Cientista denuncia remédio ineficaz para tratamento de
câncer
Um medicamento para tratamento de câncer, importado
da Argentina pelo Ministério da Saúde para atender cerca de 200 mil
pacientes do SUS, tem um defeito na fórmula que pode induzir os
médicos a erro na prescrição, e pode criar resistência no tumor,
agravando o estado do paciente. Essa denúncia foi trazida ao
conhecimento dos deputados da Comissão de Saúde da Assembléia
Legislativa de Minas Gerais pelo cientista Antônio Salustiano
Machado, e será esclarecida em audiência pública marcada para esta
quarta-feira (29/8/07), a partir das 9h15, a requerimento do
presidente da comissão, deputado Carlos Mosconi (PSDB).
"O professor Salustiano, que foi secretário de
Ciência e Tecnologia no governo Itamar Franco, é PhD em Química na
França. Portanto, tem qualificação para fazer essa denúncia tão
grave. Segundo ele, falta um estabilizante na fórmula do medicamento
docetaxel, importado de laboratórios argentinos. Queremos esclarecer
também as razões pelas quais a Agência Nacional de Vigilância
Sanitária (Anvisa) recebeu a denúncia há um ano e meio e não tomou
as providências que tem obrigação de tomar para analisar o
medicamento e suspender sua distribuição, se comprovada a
instabilidade", informa o deputado Mosconi.

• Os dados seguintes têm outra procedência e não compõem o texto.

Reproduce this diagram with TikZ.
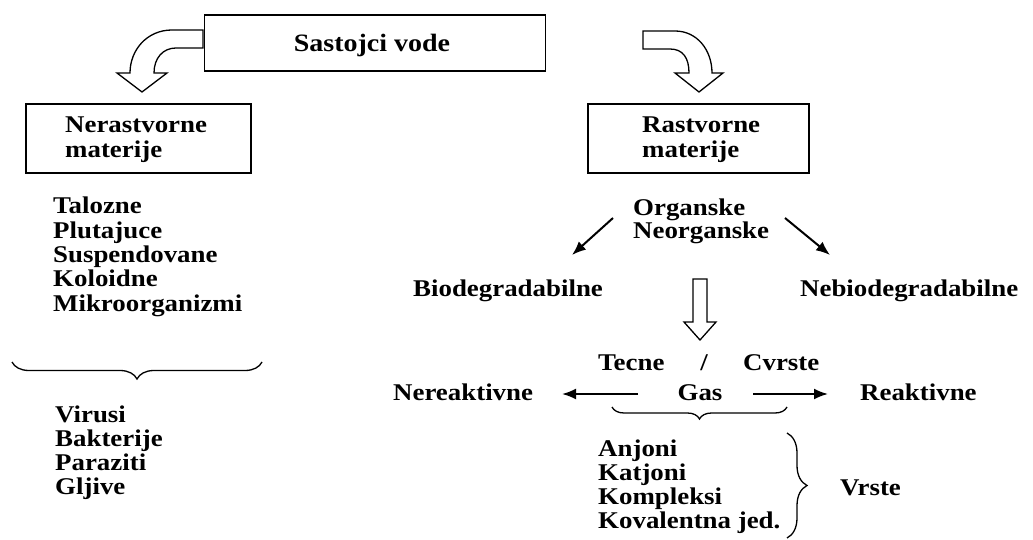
\documentclass[tikz,border=0pt]{standalone}
\usepackage{fontspec}
\setmainfont{Liberation Serif}[FakeStretch=1.12]
\usetikzlibrary{arrows.meta, decorations.pathreplacing, calc}

\begin{document}
\begin{tikzpicture}[x=1pt, y=-1pt,
  txt/.style={font=\bfseries\fontsize{24}{26}\selectfont, inner sep=0pt, anchor=base west},
  box/.style={draw, line width=1.6pt, rectangle, inner sep=0pt},
  hollow/.style={draw, line width=1.3pt, fill=white, line join=miter},
  brcdown/.style={decorate, decoration={brace, mirror, amplitude=#1}, line width=1.3pt},
  brcright/.style={decorate, decoration={brace, amplitude=#1}, line width=1.3pt},
  arr/.style={-{Latex[length=14pt, width=11pt]}, line width=2pt}
]
\useasboundingbox (0,0) rectangle (1033,540);

% top box
\node[box, minimum width=341pt, minimum height=56pt] (root) at (375,43) {};
\node[txt, anchor=base, font=\bfseries\fontsize{25}{27}\selectfont] (rootlbl) at (372,52) {Sastojci vode};

% curved hollow arrows
\draw[hollow] (203,30) -- (172,30) .. controls (147,30) and (130,50) .. (130,73)
  -- (117,73) -- (142,92) -- (167,73) -- (154,73)
  .. controls (154,58) and (163,48) .. (176,48) -- (203,48) -- cycle;
\draw[hollow] (643,31) -- (675,31) .. controls (697,31) and (712,50) .. (712,73)
  -- (723,73) -- (699,92) -- (675,73) -- (689,73)
  .. controls (689,58) and (683,49) .. (670,49) -- (643,49) -- cycle;

% second level boxes
\node[box, anchor=north west, minimum width=225pt, minimum height=69pt] (insol) at (25,103) {};
\node[txt] (insol1) at (65,133) {Nerastvorne};
\node[txt] (insol2) at (65,158) {materije};
\node[box, anchor=north west, minimum width=221pt, minimum height=69pt] (sol) at (587,103) {};
\node[txt] (sol1) at (642,133) {Rastvorne};
\node[txt] (sol2) at (642,158) {materije};

% left side
\foreach \w [count=\i] in {Talozne, Plutajuce, Suspendovane, Koloidne, Mikroorganizmi}
  \node[txt] (kind\i) at (53,{214+24.3*(\i-1)}) {\w};
\coordinate (lb1) at (12,362);
\coordinate (lb2) at (262,362);
\draw[brcdown=17pt] (lb1) -- (lb2);
\foreach \w [count=\i] in {Virusi, Bakterije, Paraziti, Gljive}
  \node[txt] (micro\i) at (55,{422+24.2*(\i-1)}) {\w};

% right side
\node[txt] (org) at (633,215) {Organske};
\node[txt] (anorg) at (633,238) {Neorganske};
\node[txt] (bio) at (413,296) {Biodegradabilne};
\node[txt] (nbio) at (800,296) {Nebiodegradabilne};
\coordinate (a1) at (613,218);
\coordinate (a2) at (572,255);
\coordinate (b1) at (785,218);
\coordinate (b2) at (830,255);
\draw[arr] (a1) -- (a2);
\draw[arr] (b1) -- (b2);

\draw[hollow] (693,279) -- (707,279) -- (707,322) -- (716,322) -- (700,340)
  -- (684,322) -- (693,322) -- cycle;

\node[txt] (liq) at (598,370) {Tecne};
\node[txt, anchor=base] (slash) at (704,370) {/};
\node[txt] (solid) at (743,370) {Cvrste};
\node[txt, anchor=base] (gas) at (700,400) {Gas};
\node[txt] (nreact) at (393,400) {Nereaktivne};
\node[txt] (react) at (860,400) {Reaktivne};
\coordinate (c1) at (638,394);
\coordinate (c0) at (562,394);
\coordinate (c2) at (753,394);
\coordinate (c3) at (828,394);
\draw[arr] (c1) -- (c0);
\draw[arr] (c2) -- (c3);

\coordinate (gb1) at (612,407);
\coordinate (gb2) at (787,407);
\draw[brcdown=12pt] (gb1) -- (gb2);
\foreach \w [count=\i] in {Anjoni, Katjoni, Kompleksi, Kovalentna jed.}
  \node[txt] (spec\i) at (598,{456+24*(\i-1)}) {\w};
\coordinate (rb1) at (787,433);
\coordinate (rb2) at (787,538);
\draw[brcright=20pt] (rb1) -- (rb2);
\node[txt] (kinds) at (840,495) {Vrste};
\end{tikzpicture}
\end{document}
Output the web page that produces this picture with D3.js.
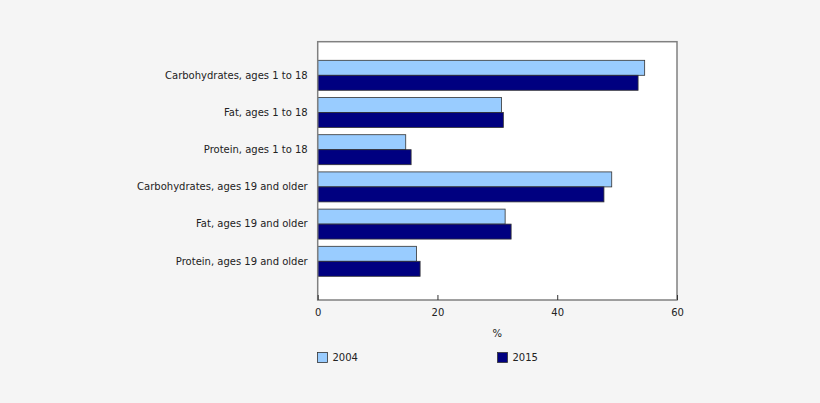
<!DOCTYPE html>
<html><head><meta charset="utf-8">
<script src="https://cdn.jsdelivr.net/npm/d3@7"></script>
<style>
html,body{margin:0;padding:0;background:#f5f5f5;}
svg{display:block;font-family:"DejaVu Sans",Verdana,sans-serif;}
</style></head>
<body><svg id="c" width="820" height="403"></svg>
<script>
const categories = ["Carbohydrates, ages 1 to 18","Fat, ages 1 to 18","Protein, ages 1 to 18","Carbohydrates, ages 19 and older","Fat, ages 19 and older","Protein, ages 19 and older"];
const series = ["2004","2015"];
const values2004 = [54.6, 30.7, 14.7, 49.1, 31.3, 16.5];
const values2015 = [53.5, 31.0, 15.6, 47.8, 32.3, 17.1];
const xTicks = [0, 20, 40, 60];
const xTitle = "%";
const colors = ["#99ccff", "#000080"];

const svg = d3.select("#c");
const L = 317.7, R = 677, T = 41.7, B = 300;
const x = d3.scaleLinear().domain([0, 60]).range([L, R]);
const y = d3.scaleBand().domain(categories).range([56.7, 279.9]).paddingInner(0.194).paddingOuter(0.097);
const ySub = d3.scaleBand().domain(series).range([0, y.bandwidth()]);

svg.append("rect").attr("x", L).attr("y", T).attr("width", R - L).attr("height", B - T)
  .attr("fill", "#fff");

const data = categories.map((c, i) => ({c, vals: [values2004[i], values2015[i]]}));
const g = svg.append("g");
data.forEach(d => {
  d.vals.forEach((v, j) => {
    g.append("rect")
      .attr("x", x(0))
      .attr("y", y(d.c) + ySub(series[j]))
      .attr("width", x(v) - x(0))
      .attr("height", ySub.bandwidth())
      .attr("fill", colors[j])
      .attr("stroke", "#333")
      .attr("stroke-width", 0.8);
  });
});

svg.append("rect").attr("x", L).attr("y", T).attr("width", R - L).attr("height", B - T)
  .attr("fill", "none").attr("stroke", "#808080").attr("stroke-width", 1.5);

// x axis
const xa = svg.append("g").attr("transform", `translate(0,${B})`)
  .call(d3.axisBottom(x).tickValues(xTicks).tickSize(-5).tickPadding(9).tickFormat(d3.format("d")));
xa.select(".domain").remove();
xa.selectAll("line").attr("stroke", "#333").attr("stroke-width", 1);
xa.selectAll("text").attr("font-size", 10).attr("fill", "#222").attr("font-family", "DejaVu Sans, Verdana, sans-serif");

// y labels
const ya = svg.append("g").attr("transform", `translate(${L},0)`)
  .call(d3.axisLeft(y).tickSize(0).tickPadding(10));
ya.select(".domain").remove();
ya.selectAll("text").attr("font-size", 10).attr("fill", "#222").attr("font-family", "DejaVu Sans, Verdana, sans-serif");

svg.append("text").attr("x", (L + R) / 2).attr("y", 337).attr("text-anchor", "middle")
  .attr("font-size", 10).attr("fill", "#222").text(xTitle);

// legend
const legX = [317.5, 497.5];
series.forEach((s, j) => {
  svg.append("rect").attr("x", legX[j]).attr("y", 352.5).attr("width", 10).attr("height", 10)
    .attr("fill", colors[j]).attr("stroke", "#333").attr("stroke-width", 0.8);
  svg.append("text").attr("x", legX[j] + 15).attr("y", 361).attr("font-size", 10)
    .attr("fill", "#222").text(s);
});
</script></body></html>
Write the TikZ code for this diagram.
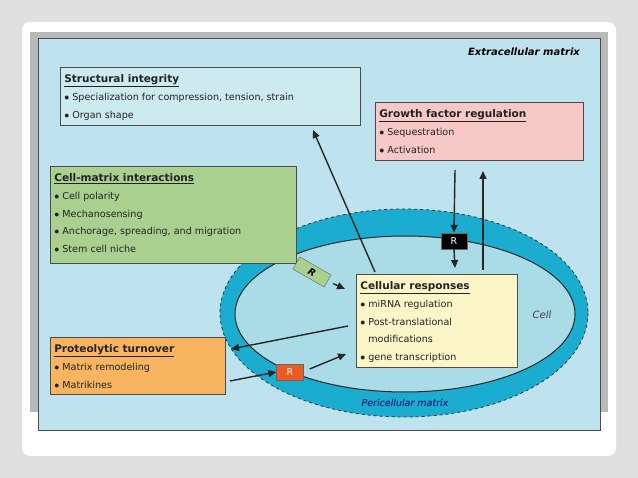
\documentclass[tikz,border=0pt]{standalone}
\usepackage{fontspec}
\setmainfont{DejaVu Sans}
\usetikzlibrary{arrows.meta}
\definecolor{bgblue}{HTML}{BFE3EE}
\definecolor{peri}{HTML}{1AADD0}
\definecolor{cellc}{HTML}{A9DCE6}
\definecolor{structc}{HTML}{CDEAEE}
\definecolor{growc}{HTML}{F6C8C8}
\definecolor{greenc}{HTML}{AAD08F}
\definecolor{orangec}{HTML}{F8B45E}
\definecolor{yellowc}{HTML}{FCF5C8}
\definecolor{redr}{HTML}{EE5A22}
\definecolor{txt}{HTML}{222222}
\newcommand{\bx}[3]{\begin{minipage}[t][#2][t]{#1}\vspace{3pt}#3\end{minipage}}
\newcommand{\ttl}[1]{\underline{\textbf{\fontsize{10.5}{14}\selectfont #1}}\\[1pt]}
\begin{document}
\begin{tikzpicture}[x=1pt,y=-1pt,
  box/.style={draw=black!70,line width=0.6pt,anchor=north west,align=left,inner sep=4pt,font=\fontsize{9.6}{17.5}\selectfont,text=txt},
  arr/.style={-{Triangle[length=8pt,width=7pt]},line width=1.4pt,black!85},
  rbox/.style={draw=black!60,font=\fontsize{9.5}{10}\selectfont,minimum width=26pt,minimum height=16pt,inner sep=0pt}]
\useasboundingbox (0,0) rectangle (638,478);
\fill[gray!25] (0,0) rectangle (638,478);
\fill[white,rounded corners=8pt] (22,22) rectangle (616,456);
\fill[gray!55] (30,32) rectangle (608,412);
\filldraw[fill=bgblue,draw=black!70,line width=0.8pt] (38,38) rectangle (600,430);
\node[font=\fontsize{10}{11}\selectfont\bfseries\itshape] (ecm) at (524,52) {Extracellular matrix};
% cell
\filldraw[fill=peri,draw=black!80,dashed,line width=0.8pt] (404,313) ellipse [x radius=184,y radius=104];
\filldraw[fill=cellc,draw=black!85,line width=1pt] (405,314) ellipse [x radius=170,y radius=78];
\node[font=\fontsize{10}{11}\selectfont\itshape,text=black!75] (cell) at (542,315) {Cell};
\node[font=\fontsize{9.5}{11}\selectfont\itshape,text=blue!40!black] (pm) at (405,403) {Pericellular matrix};
% boxes
\node[box,fill=structc] (si) at (60,67)
 {\bx{292pt}{50pt}{\ttl{Structural integrity} $\bullet$ Specialization for compression, tension, strain\\ $\bullet$ Organ shape}};
\node[box,fill=growc] (gf) at (375,102)
 {\bx{200pt}{50pt}{\ttl{Growth factor regulation} $\bullet$ Sequestration\\ $\bullet$ Activation}};
\node[box,fill=greenc] (cm) at (50,166)
 {\bx{238pt}{89pt}{\ttl{Cell-matrix interactions} $\bullet$ Cell polarity\\ $\bullet$ Mechanosensing\\ $\bullet$ Anchorage, spreading, and migration\\ $\bullet$ Stem cell niche}};
\node[box,fill=orangec] (pt) at (50,337)
 {\bx{167pt}{49pt}{\ttl{Proteolytic turnover} $\bullet$ Matrix remodeling\\ $\bullet$ Matrikines}};
\node[box,fill=yellowc] (cr) at (356,274)
 {\bx{153pt}{85pt}{\ttl{Cellular responses} $\bullet$ miRNA regulation\\ $\bullet$ Post-translational\\ \phantom{$\bullet$} modifications\\ $\bullet$ gene transcription}};
% receptors
\node[rbox,fill=black,text=white] (rb) at (454,241) {R};
\node[rbox,fill=redr,text=white,minimum width=27pt] (ro) at (290,372) {R};
\node[rbox,fill=greenc,rotate=-30,minimum width=36pt,minimum height=14pt,font=\fontsize{9.5}{10}\selectfont\bfseries\itshape] (rg) at (312,272) {R};
% arrows
\coordinate (a1) at (375,272); \coordinate (a2) at (313,130);
\draw[arr] (a1) -- (a2);
\coordinate (b1) at (455,170);
\draw[arr] (b1) -- (rb.north);
\coordinate (b2) at (455,268);
\draw[arr] (rb.south) -- (b2);
\coordinate (c1) at (483,270); \coordinate (c2) at (483,171);
\draw[arr] (c1) -- (c2);
\coordinate (d2) at (345,289);
\draw[arr,shorten <=6pt] (rg.east) -- (d2);
\coordinate (e1) at (348,326); \coordinate (e2) at (231,349);
\draw[arr] (e1) -- (e2);
\coordinate (f1) at (230,381);
\draw[arr] (f1) -- (ro.west);
\coordinate (g2) at (346,354);
\draw[arr] (ro.east) ++(6,-3) -- (g2);
\end{tikzpicture}
\end{document}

Estão convidados para a audiência pública o
secretário de Estado de Saúde, Marcus Pestana; o superintendente da
Vigilância Sanitária de Minas Gerais, José Geraldo Leal de Castro; a
diretora da Vigilância Sanitária em Medicamentos e Congêneres de
Minas Gerais, Terezinha Póvoa; o presidente da Sociedade Brasileira
de Oncologia, Roberto Porto Fonseca; e o professor da Faculdade de
Farmácia da UFMG, Gérson Pianetti.
Do médico Porto Fonseca, os deputados esperam obter
informações que confirmem a suspeita sobre os erros na prescrição da
dosagem que podem ser provocados pela instabilidade do docetaxel.
Outro convidado importante com presença confirmada é o jurista
Alexandre Dupeyrat, ex-ministro da Justiça, que travou recentemente
batalhas jurídicas para defender a indústria farmacêutica nacional
contra os interesses dos grandes conglomerados multinacionais.
Vigilância Sanitária estadual tem autonomia
O objetivo da audiência é pressionar a Anvisa para
que realize as análises dos medicamentos e determine sua retirada,
se comprovada a denúncia. No entanto, o deputado Mosconi acredita
que, mesmo se a Anvisa não tomar providências, a Vigilância
Sanitária estadual tem autonomia para determinar as análises,
resguardando a Secretaria de Saúde, o município e o Ipsemg de
adquirir medicamentos de eficácia duvidosa para o tratamento do
câncer.
Segundo Salustiano Machado, o docetaxel é uma
molécula extraída da casca do teixo, e conhecida desde a década de
60 por suas propriedades de eliminar tumores malignos, preservando
os tecidos sadios. Só na década de 90, no entanto, foi possível
sintetizar essa molécula em laboratório, abrindo caminho para o
desenvolvimento do medicamento, que é um dos mais modernos para
tratamento de câncer de mama, de próstata, de pulmão e pequenos
tumores. Ele informa que a pesquisa básica foi toda financiada por
dinheiro público na França, e mais tarde a patente foi entregue ao
grupo Rhône-Poulenc, que comercializou o produto com altos lucros em
todo o mundo.
No Brasil, um frasco do medicamento custava R$ 3,5
mil, até que o Laboratório Quiral, de Juiz de Fora, começou a
fabricá-lo por R$ 790,00. Nesse laboratório, Salustiano analisou
amostras de dez marcas do docetaxel utilizados no Brasil. As
fabricadas pelo laboratório Eurofarma e pelo Sanofi Aventis Pharma
(preposto no Brasil do Rhône-Poulenc) estão de acordo com as normas
bioquímicas. Todavia, nas oito fabricadas por laboratórios
argentinos faltaria um estabilizante que provoca a perda de potência
e, em casos mais graves, sua decomposição em uma fórmula que cria,
no tumor maligno, resistência ao tratamento.
"Por dever ético, apresentei reiteradas denúncias à
Anvisa e estou perplexo porque esse gravíssimo risco à saúde pública
não vem merecendo atenção por parte da agência. Decidi então
procurar os deputados da Comissão de Saúde da Assembléia para dar
repercussão à denúncia e iniciar, por Minas, o devido controle da
qualidade desse medicamento", disse o cientista.